> **Aim of the exercise**: Below this line is a listing that includes pictures. Copy exactly, and only, the lines from the one containing "Write the Altair code for this chart." through the one containing "df = pd.DataFrame(rows)"; the pictures do not go in the copy.

Data listing
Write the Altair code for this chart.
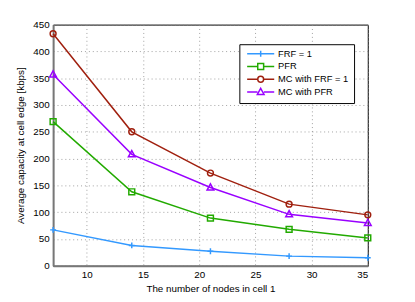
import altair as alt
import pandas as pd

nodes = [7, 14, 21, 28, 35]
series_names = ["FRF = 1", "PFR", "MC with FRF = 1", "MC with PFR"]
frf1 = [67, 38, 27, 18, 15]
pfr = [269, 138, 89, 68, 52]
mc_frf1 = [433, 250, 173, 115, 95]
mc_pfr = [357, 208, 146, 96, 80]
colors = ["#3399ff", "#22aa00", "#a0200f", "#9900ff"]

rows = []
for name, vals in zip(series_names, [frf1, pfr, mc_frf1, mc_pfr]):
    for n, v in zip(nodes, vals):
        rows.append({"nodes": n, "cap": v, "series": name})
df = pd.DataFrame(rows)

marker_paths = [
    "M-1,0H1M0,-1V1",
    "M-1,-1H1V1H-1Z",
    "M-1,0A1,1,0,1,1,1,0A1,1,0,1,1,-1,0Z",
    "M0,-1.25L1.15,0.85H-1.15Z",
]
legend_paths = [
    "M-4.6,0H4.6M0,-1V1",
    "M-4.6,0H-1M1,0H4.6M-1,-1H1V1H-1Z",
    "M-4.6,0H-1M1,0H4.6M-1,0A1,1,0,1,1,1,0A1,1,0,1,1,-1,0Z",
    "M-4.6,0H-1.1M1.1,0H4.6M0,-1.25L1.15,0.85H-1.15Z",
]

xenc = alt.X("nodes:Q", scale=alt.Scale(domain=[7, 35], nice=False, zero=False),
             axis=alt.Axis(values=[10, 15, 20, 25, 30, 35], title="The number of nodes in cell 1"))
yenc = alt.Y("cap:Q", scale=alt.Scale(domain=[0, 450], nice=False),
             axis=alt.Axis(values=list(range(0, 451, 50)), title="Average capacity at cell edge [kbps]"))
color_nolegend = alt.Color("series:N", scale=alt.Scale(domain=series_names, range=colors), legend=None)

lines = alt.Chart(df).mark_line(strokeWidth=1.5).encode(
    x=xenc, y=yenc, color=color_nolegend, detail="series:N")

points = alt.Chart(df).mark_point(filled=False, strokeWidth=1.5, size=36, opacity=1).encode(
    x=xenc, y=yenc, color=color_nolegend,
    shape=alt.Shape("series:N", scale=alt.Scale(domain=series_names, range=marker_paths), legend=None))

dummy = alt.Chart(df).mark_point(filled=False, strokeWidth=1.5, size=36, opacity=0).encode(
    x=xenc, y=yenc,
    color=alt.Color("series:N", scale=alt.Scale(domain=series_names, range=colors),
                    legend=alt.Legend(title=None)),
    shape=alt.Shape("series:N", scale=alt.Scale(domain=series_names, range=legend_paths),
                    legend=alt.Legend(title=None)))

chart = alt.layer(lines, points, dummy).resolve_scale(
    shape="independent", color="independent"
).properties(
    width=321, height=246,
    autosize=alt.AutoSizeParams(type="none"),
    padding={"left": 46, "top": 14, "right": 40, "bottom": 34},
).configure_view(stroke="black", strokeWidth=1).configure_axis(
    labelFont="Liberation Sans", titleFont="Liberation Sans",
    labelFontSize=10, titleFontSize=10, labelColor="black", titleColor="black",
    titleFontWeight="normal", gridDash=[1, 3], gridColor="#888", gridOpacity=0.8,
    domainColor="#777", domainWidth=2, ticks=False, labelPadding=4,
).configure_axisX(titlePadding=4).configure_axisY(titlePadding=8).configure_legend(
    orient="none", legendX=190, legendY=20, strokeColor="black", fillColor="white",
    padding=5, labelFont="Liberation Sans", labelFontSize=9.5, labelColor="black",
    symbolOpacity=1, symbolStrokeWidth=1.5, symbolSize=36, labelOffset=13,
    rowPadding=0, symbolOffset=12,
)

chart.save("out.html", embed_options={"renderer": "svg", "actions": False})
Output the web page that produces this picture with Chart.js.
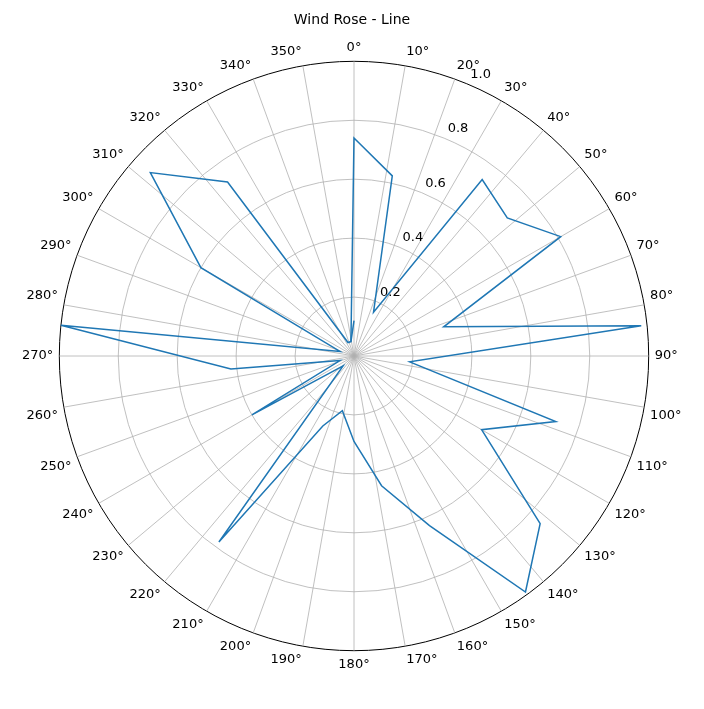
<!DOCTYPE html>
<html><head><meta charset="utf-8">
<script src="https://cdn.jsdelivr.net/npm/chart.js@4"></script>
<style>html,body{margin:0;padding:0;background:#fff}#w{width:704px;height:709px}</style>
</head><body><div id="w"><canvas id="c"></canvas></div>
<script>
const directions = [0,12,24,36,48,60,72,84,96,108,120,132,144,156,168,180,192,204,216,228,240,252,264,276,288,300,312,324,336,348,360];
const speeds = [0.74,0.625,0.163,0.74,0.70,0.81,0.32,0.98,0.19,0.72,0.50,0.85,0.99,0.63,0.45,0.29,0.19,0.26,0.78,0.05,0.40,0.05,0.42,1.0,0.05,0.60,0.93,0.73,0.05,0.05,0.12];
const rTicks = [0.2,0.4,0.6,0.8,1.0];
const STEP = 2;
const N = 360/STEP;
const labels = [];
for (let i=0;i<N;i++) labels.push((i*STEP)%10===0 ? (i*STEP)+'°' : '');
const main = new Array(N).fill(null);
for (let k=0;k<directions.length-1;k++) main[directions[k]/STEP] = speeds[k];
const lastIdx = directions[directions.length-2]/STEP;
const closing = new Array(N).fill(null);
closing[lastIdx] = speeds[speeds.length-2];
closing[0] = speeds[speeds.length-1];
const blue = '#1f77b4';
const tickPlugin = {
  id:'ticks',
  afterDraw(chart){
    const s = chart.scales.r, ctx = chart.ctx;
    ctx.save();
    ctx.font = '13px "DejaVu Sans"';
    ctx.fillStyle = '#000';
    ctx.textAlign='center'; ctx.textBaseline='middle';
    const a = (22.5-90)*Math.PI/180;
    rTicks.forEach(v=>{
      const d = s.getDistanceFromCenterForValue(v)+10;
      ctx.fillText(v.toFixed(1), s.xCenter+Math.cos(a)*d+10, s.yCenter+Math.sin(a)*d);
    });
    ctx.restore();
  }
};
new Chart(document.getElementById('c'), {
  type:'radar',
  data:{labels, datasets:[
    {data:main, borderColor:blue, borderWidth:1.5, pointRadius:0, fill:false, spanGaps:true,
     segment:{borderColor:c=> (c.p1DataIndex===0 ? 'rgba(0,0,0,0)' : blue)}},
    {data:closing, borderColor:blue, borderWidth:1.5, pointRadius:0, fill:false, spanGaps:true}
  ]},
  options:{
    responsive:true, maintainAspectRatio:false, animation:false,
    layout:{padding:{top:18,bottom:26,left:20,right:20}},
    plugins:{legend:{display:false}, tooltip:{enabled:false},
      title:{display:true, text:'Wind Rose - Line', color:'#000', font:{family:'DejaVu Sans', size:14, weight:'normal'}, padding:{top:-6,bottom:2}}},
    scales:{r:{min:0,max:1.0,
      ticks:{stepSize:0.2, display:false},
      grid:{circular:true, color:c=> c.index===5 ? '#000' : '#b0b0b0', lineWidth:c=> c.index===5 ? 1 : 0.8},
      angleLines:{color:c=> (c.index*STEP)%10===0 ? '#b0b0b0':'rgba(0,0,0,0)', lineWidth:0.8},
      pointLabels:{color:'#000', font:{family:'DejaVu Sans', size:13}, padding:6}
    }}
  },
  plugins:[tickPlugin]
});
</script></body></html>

...

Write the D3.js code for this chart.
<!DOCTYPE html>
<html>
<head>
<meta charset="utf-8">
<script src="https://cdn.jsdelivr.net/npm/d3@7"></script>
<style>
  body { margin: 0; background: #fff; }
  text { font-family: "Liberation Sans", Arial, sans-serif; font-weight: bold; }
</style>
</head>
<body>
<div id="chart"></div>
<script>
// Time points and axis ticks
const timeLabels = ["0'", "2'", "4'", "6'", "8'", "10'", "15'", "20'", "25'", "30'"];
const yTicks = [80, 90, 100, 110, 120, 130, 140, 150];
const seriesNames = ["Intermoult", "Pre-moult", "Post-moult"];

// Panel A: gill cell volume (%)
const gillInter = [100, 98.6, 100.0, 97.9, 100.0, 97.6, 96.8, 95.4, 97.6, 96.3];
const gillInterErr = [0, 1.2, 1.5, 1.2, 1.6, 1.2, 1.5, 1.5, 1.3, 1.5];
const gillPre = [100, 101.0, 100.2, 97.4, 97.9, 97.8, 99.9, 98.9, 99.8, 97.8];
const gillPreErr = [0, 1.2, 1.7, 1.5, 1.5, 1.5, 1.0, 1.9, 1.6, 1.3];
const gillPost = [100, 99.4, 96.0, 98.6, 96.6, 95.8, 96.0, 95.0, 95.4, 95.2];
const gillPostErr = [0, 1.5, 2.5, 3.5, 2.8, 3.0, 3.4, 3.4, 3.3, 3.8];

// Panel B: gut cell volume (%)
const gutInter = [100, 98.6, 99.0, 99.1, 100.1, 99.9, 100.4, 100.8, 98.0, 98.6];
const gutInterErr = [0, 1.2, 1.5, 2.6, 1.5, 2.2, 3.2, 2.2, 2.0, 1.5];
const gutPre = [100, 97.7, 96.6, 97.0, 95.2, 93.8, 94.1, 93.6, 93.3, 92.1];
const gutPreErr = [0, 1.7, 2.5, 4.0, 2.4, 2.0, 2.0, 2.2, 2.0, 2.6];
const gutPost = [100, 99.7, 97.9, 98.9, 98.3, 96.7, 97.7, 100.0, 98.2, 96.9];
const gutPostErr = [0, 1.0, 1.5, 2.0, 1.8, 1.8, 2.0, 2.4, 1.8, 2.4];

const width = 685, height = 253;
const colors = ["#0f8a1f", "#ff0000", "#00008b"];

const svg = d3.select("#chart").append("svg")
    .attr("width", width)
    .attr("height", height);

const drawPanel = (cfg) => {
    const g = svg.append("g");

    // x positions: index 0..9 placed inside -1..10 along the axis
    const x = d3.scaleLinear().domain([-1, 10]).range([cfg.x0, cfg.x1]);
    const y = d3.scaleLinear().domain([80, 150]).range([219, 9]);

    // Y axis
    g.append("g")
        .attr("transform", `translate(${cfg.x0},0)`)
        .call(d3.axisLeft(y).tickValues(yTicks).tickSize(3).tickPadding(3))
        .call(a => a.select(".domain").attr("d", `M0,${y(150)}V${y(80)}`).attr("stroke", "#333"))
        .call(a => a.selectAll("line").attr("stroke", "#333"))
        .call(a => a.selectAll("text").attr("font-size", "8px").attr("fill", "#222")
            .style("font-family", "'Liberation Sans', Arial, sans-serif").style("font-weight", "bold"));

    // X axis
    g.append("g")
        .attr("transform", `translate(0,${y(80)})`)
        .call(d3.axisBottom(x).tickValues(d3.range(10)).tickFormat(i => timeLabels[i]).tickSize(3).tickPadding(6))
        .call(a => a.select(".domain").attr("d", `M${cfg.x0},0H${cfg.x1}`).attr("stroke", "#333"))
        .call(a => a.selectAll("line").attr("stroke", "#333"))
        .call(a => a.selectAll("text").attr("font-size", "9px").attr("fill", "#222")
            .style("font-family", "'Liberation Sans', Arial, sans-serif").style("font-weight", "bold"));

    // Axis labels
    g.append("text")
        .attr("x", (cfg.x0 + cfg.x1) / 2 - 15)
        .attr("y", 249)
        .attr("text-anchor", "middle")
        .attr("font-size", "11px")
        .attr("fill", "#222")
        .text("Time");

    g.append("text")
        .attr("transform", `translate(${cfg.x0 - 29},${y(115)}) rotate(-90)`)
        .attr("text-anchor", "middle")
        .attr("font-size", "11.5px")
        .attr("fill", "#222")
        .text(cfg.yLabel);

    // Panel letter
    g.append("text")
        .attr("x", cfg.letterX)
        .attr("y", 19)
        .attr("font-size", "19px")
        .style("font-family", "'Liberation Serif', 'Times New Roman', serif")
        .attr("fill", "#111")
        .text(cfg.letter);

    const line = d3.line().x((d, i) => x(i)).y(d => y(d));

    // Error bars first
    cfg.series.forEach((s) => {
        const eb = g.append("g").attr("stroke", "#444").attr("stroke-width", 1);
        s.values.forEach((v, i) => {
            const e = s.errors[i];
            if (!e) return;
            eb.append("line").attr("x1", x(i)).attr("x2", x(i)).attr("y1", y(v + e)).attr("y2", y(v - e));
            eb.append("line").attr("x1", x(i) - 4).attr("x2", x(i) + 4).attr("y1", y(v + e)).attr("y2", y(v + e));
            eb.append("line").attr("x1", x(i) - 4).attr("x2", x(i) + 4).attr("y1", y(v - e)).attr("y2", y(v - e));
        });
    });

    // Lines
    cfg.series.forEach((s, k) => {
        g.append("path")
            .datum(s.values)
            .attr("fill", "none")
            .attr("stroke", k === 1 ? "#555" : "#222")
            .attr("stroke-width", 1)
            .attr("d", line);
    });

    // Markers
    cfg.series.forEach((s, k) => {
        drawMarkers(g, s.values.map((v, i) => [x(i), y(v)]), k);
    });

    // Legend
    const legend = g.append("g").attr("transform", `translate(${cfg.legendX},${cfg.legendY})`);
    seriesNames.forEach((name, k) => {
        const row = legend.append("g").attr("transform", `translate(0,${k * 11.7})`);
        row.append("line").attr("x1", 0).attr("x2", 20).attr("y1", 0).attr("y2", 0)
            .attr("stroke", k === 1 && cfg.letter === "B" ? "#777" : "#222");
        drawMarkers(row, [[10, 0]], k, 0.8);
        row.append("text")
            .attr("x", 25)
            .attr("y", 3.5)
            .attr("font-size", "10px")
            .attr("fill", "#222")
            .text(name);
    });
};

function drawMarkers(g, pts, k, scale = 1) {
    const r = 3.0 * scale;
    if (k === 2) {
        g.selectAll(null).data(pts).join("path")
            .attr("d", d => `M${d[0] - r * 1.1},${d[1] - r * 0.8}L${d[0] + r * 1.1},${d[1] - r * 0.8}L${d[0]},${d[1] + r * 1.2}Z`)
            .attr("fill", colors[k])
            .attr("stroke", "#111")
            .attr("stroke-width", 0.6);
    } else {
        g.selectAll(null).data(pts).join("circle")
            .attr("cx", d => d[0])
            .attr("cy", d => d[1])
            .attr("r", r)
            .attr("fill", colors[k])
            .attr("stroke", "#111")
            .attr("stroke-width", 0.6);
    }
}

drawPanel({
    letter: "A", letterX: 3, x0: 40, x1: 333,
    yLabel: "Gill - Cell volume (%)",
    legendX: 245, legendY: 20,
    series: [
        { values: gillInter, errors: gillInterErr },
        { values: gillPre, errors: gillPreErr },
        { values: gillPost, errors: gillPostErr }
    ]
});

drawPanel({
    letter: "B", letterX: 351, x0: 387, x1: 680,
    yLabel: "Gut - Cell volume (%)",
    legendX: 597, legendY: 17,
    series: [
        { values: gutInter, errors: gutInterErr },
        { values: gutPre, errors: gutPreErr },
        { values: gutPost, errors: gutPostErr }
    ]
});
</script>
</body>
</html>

> **Task response**:
Write the Altair code for this chart.
import altair as alt
import pandas as pd

nodes = [7, 14, 21, 28, 35]
series_names = ["FRF = 1", "PFR", "MC with FRF = 1", "MC with PFR"]
frf1 = [67, 38, 27, 18, 15]
pfr = [269, 138, 89, 68, 52]
mc_frf1 = [433, 250, 173, 115, 95]
mc_pfr = [357, 208, 146, 96, 80]
colors = ["#3399ff", "#22aa00", "#a0200f", "#9900ff"]

rows = []
for name, vals in zip(series_names, [frf1, pfr, mc_frf1, mc_pfr]):
    for n, v in zip(nodes, vals):
        rows.append({"nodes": n, "cap": v, "series": name})
df = pd.DataFrame(rows)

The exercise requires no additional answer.